In April 1906, the decision was reaffirmed through an encyclical that maintained the condemnation of the Mariavite position. Later that year, Kozłowska, Kowalski, and their followers were excommunicated by name, formalizing their break with the Roman Catholic Church. Although the setback was severe, Kowalski and Kozłowska turned to codifying the movement’s doctrines and beliefs, reorganizing their future under a new ecclesial strategy. A shift in external tolerance—through recognition by Russian authorities—opened a path toward contact with the Old Catholic Church of the Netherlands.
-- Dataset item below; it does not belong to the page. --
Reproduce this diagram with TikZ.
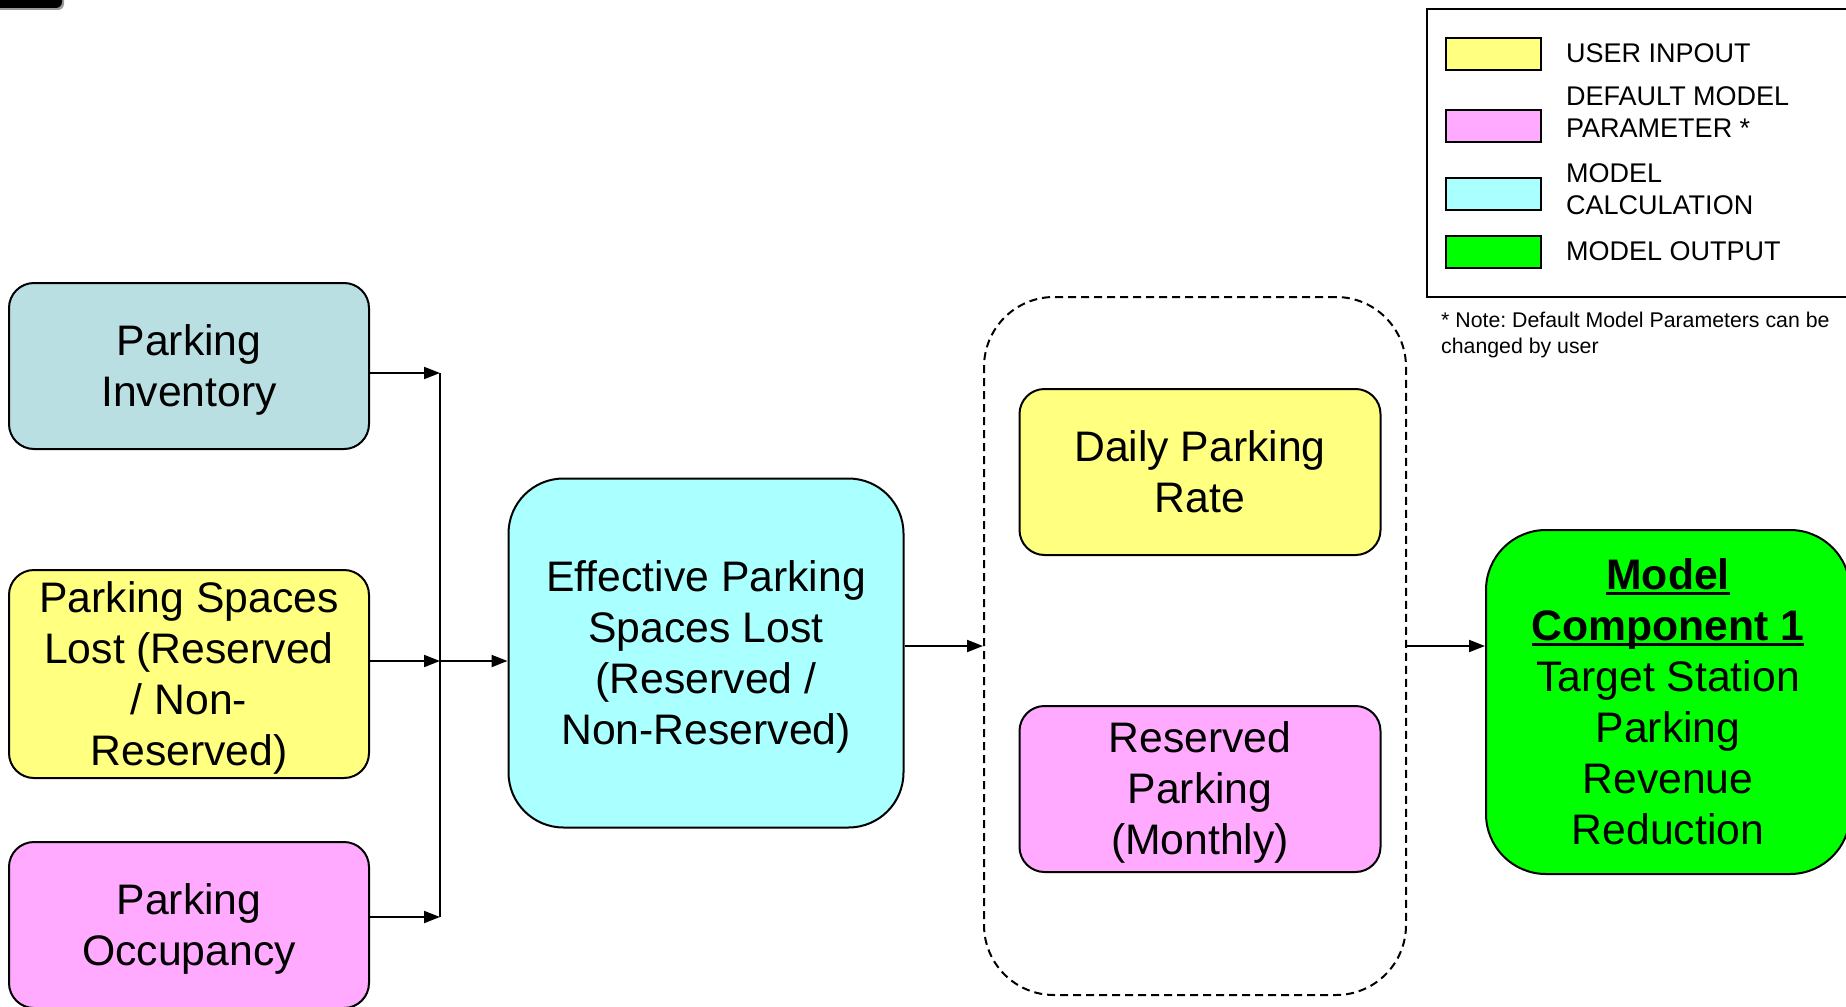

In 1909, Maria Michał Kowalski led the Mariavite delegation that attended the congress in Utrecht, where he was consecrated as a bishop in the Old Catholic tradition by Archbishop Gerardus Gul. This consecration provided apostolic succession within that framework, transforming the movement from a reform impulse into a structured, recognizable church project. Under the leadership that followed, the church began to be recognized as an independent denomination, and in 1919 the Mariavites officially adopted the name Old Catholic Church of the Mariavites. As Kozłowska’s influence waned, he had greater freedom to shape the new church’s direction.

During the 1910s and early 1920s, Kowalski also drove institution-building that extended beyond worship into social services, education, and cultural life. The community established schools, literacy instruction, libraries, and relief-oriented institutions, and it developed the material infrastructure needed for sustained congregational work. In Płock, he directed the construction of the Sanctuary of Mercy and Charity, completed in 1914, and he was involved in acquiring land near Płock at Felicjanów as a center for expansion. The period brought a peak in adherents and reflected his conviction that ecclesial reform required tangible community formation.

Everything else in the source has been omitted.